[start of DATASET CONTENT]

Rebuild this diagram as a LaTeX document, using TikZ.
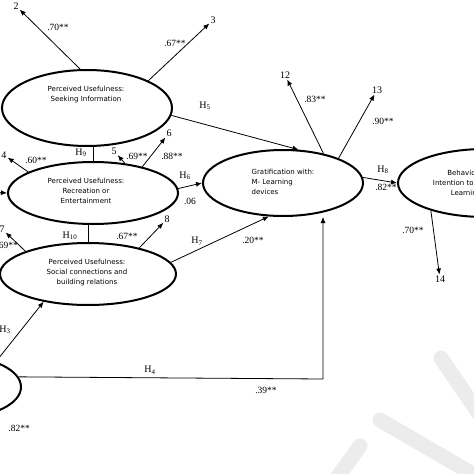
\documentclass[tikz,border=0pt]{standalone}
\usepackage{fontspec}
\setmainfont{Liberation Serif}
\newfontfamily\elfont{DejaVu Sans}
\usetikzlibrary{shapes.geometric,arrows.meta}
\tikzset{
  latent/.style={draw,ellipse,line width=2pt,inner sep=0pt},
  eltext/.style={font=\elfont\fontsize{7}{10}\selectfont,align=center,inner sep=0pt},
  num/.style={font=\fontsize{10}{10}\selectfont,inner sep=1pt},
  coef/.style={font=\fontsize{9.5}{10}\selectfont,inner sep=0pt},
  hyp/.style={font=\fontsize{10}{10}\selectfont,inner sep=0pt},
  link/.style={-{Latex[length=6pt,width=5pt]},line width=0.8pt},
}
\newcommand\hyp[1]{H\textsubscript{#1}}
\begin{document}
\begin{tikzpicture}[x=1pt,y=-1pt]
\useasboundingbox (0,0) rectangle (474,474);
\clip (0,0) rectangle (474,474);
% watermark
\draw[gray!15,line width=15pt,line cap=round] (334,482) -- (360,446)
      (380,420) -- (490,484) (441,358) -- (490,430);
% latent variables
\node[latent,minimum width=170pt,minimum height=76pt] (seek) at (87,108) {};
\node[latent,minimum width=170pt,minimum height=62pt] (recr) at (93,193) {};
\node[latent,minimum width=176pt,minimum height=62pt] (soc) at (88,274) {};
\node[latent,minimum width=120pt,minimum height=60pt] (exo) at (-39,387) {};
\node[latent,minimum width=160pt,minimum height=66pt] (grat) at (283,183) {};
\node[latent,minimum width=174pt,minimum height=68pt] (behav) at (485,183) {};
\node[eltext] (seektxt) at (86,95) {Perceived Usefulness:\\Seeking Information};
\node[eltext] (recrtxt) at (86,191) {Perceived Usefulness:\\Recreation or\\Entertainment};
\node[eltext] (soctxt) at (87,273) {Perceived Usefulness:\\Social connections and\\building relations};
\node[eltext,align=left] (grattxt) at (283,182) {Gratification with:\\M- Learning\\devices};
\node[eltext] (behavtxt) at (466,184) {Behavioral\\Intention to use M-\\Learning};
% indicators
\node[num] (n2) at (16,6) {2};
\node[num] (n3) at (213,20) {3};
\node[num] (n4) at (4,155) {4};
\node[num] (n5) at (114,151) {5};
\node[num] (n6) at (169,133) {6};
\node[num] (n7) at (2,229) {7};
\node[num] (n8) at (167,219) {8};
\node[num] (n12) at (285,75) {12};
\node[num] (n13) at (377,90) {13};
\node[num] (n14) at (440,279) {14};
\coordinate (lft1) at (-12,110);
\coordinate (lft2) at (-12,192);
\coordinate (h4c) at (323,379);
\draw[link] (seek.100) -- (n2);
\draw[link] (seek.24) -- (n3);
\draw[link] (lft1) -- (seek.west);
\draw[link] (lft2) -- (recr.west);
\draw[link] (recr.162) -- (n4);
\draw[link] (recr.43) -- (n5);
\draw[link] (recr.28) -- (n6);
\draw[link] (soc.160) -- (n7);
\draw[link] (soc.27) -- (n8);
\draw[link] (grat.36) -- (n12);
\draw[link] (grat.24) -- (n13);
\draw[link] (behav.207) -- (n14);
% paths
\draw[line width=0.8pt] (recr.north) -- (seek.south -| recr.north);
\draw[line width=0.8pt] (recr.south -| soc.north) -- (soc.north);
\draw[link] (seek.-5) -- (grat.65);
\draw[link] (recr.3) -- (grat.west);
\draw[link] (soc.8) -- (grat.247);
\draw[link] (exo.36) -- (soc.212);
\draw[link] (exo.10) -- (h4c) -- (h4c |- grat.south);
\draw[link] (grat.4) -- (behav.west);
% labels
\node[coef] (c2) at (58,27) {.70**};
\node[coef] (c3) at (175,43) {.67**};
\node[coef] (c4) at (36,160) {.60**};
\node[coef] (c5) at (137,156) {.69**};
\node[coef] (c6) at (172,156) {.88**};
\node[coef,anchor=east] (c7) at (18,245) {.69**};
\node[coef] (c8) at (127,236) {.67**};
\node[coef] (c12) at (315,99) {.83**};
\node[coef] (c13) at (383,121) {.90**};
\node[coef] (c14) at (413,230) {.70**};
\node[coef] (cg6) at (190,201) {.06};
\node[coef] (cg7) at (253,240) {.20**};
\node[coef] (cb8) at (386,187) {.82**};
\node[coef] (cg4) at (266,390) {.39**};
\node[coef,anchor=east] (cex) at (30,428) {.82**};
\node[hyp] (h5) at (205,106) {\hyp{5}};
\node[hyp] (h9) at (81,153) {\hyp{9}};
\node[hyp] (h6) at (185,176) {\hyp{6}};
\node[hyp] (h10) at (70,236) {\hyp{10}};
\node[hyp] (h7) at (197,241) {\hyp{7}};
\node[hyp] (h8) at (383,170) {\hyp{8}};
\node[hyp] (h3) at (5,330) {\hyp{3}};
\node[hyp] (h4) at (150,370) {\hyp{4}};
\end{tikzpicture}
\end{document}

[end of DATASET CONTENT]

WHAT IS ASKED
Reproduce the material in full, word for word, and omit the pictures.

SOLUTION
Rebuild this diagram as a LaTeX document, using TikZ.
\documentclass[tikz,border=0pt]{standalone}
\usepackage{fontspec}
\setmainfont{Liberation Serif}
\newfontfamily\elfont{DejaVu Sans}
\usetikzlibrary{shapes.geometric,arrows.meta}
\tikzset{
  latent/.style={draw,ellipse,line width=2pt,inner sep=0pt},
  eltext/.style={font=\elfont\fontsize{7}{10}\selectfont,align=center,inner sep=0pt},
  num/.style={font=\fontsize{10}{10}\selectfont,inner sep=1pt},
  coef/.style={font=\fontsize{9.5}{10}\selectfont,inner sep=0pt},
  hyp/.style={font=\fontsize{10}{10}\selectfont,inner sep=0pt},
  link/.style={-{Latex[length=6pt,width=5pt]},line width=0.8pt},
}
\newcommand\hyp[1]{H\textsubscript{#1}}
\begin{document}
\begin{tikzpicture}[x=1pt,y=-1pt]
\useasboundingbox (0,0) rectangle (474,474);
\clip (0,0) rectangle (474,474);
% watermark
\draw[gray!15,line width=15pt,line cap=round] (334,482) -- (360,446)
      (380,420) -- (490,484) (441,358) -- (490,430);
% latent variables
\node[latent,minimum width=170pt,minimum height=76pt] (seek) at (87,108) {};
\node[latent,minimum width=170pt,minimum height=62pt] (recr) at (93,193) {};
\node[latent,minimum width=176pt,minimum height=62pt] (soc) at (88,274) {};
\node[latent,minimum width=120pt,minimum height=60pt] (exo) at (-39,387) {};
\node[latent,minimum width=160pt,minimum height=66pt] (grat) at (283,183) {};
\node[latent,minimum width=174pt,minimum height=68pt] (behav) at (485,183) {};
\node[eltext] (seektxt) at (86,95) {Perceived Usefulness:\\Seeking Information};
\node[eltext] (recrtxt) at (86,191) {Perceived Usefulness:\\Recreation or\\Entertainment};
\node[eltext] (soctxt) at (87,273) {Perceived Usefulness:\\Social connections and\\building relations};
\node[eltext,align=left] (grattxt) at (283,182) {Gratification with:\\M- Learning\\devices};
\node[eltext] (behavtxt) at (466,184) {Behavioral\\Intention to use M-\\Learning};
% indicators
\node[num] (n2) at (16,6) {2};
\node[num] (n3) at (213,20) {3};
\node[num] (n4) at (4,155) {4};
\node[num] (n5) at (114,151) {5};
\node[num] (n6) at (169,133) {6};
\node[num] (n7) at (2,229) {7};
\node[num] (n8) at (167,219) {8};
\node[num] (n12) at (285,75) {12};
\node[num] (n13) at (377,90) {13};
\node[num] (n14) at (440,279) {14};
\coordinate (lft1) at (-12,110);
\coordinate (lft2) at (-12,192);
\coordinate (h4c) at (323,379);
\draw[link] (seek.100) -- (n2);
\draw[link] (seek.24) -- (n3);
\draw[link] (lft1) -- (seek.west);
\draw[link] (lft2) -- (recr.west);
\draw[link] (recr.162) -- (n4);
\draw[link] (recr.43) -- (n5);
\draw[link] (recr.28) -- (n6);
\draw[link] (soc.160) -- (n7);
\draw[link] (soc.27) -- (n8);
\draw[link] (grat.36) -- (n12);
\draw[link] (grat.24) -- (n13);
\draw[link] (behav.207) -- (n14);
% paths
\draw[line width=0.8pt] (recr.north) -- (seek.south -| recr.north);
\draw[line width=0.8pt] (recr.south -| soc.north) -- (soc.north);
\draw[link] (seek.-5) -- (grat.65);
\draw[link] (recr.3) -- (grat.west);
\draw[link] (soc.8) -- (grat.247);
\draw[link] (exo.36) -- (soc.212);
\draw[link] (exo.10) -- (h4c) -- (h4c |- grat.south);
\draw[link] (grat.4) -- (behav.west);
% labels
\node[coef] (c2) at (58,27) {.70**};
\node[coef] (c3) at (175,43) {.67**};
\node[coef] (c4) at (36,160) {.60**};
\node[coef] (c5) at (137,156) {.69**};
\node[coef] (c6) at (172,156) {.88**};
\node[coef,anchor=east] (c7) at (18,245) {.69**};
\node[coef] (c8) at (127,236) {.67**};
\node[coef] (c12) at (315,99) {.83**};
\node[coef] (c13) at (383,121) {.90**};
\node[coef] (c14) at (413,230) {.70**};
\node[coef] (cg6) at (190,201) {.06};
\node[coef] (cg7) at (253,240) {.20**};
\node[coef] (cb8) at (386,187) {.82**};
\node[coef] (cg4) at (266,390) {.39**};
\node[coef,anchor=east] (cex) at (30,428) {.82**};
\node[hyp] (h5) at (205,106) {\hyp{5}};
\node[hyp] (h9) at (81,153) {\hyp{9}};
\node[hyp] (h6) at (185,176) {\hyp{6}};
\node[hyp] (h10) at (70,236) {\hyp{10}};
\node[hyp] (h7) at (197,241) {\hyp{7}};
\node[hyp] (h8) at (383,170) {\hyp{8}};
\node[hyp] (h3) at (5,330) {\hyp{3}};
\node[hyp] (h4) at (150,370) {\hyp{4}};
\end{tikzpicture}
\end{document}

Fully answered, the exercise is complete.